Lo que ahora necesitáis no es practicar las virtudes heroicas, sino adquirir la humildad. Para ello será necesario que vuestras victorias vayan siempre mezcladas con algunas derrotas, de suerte que no podáis complaceros en ellas.
Por el contrario, su recuerdo os humillará, mostrándoos que no sois un alma grande. Hay algunas que mientras están en este mundo no tienen nunca la alegría de verse apreciadas de las criaturas lo cual les impide creer que tienen la virtud que ellas admiran en otras.
«Últimamente, me dijo, sentí un movimiento natural contra una Hermana; creo que ella no se dio cuenta, pues el combate era interior. Sin embargo, he fomentado en mí el pensamiento de que aquella religiosa me había hallado sin virtud, y me he sentido muy dichosa pensándolo así».
Otra vez, en una ocasión semejante, me decía: «Me colma de alegría el haber sido imperfecta, Dios me ha concedido hoy grandes gracias, es un buen día...».
Yo le pregunté entonces cómo podía probar esos sentimientos.
«Mi pequeño sistema, me contestó, consiste en estar siempre alegre, en sonreír siempre, lo mismo cuando caigo que cuando consigo una victoria».

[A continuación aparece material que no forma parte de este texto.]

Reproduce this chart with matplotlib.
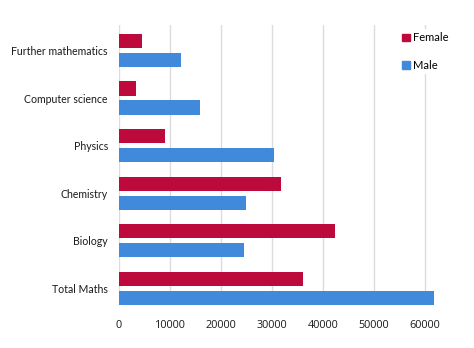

Esta alma, tan fuerte, dudaba tanto de si misma que se creía capaz de los más grandes pecados. Había escrito al pie de una estampa de Jesús crucificado éstas palabras, que traducían las disposiciones habituales de su alma: «Señor, vos sabéis que os amo..., pero tened piedad de mi, pues no soy más que un pecador»
Me recordaba una pequeña anécdota en la que había tocado como con el dedo la frivolidad humana, a la que nadie puede sustraerse.
La noche de Navidad de 1887, noche en que esperaba entrar en el Carmelo, fue para ella de extraordinaria aflicción: viéndose todavía en el mundo, a pesar de todas sus diligencias, su alma agonizaba.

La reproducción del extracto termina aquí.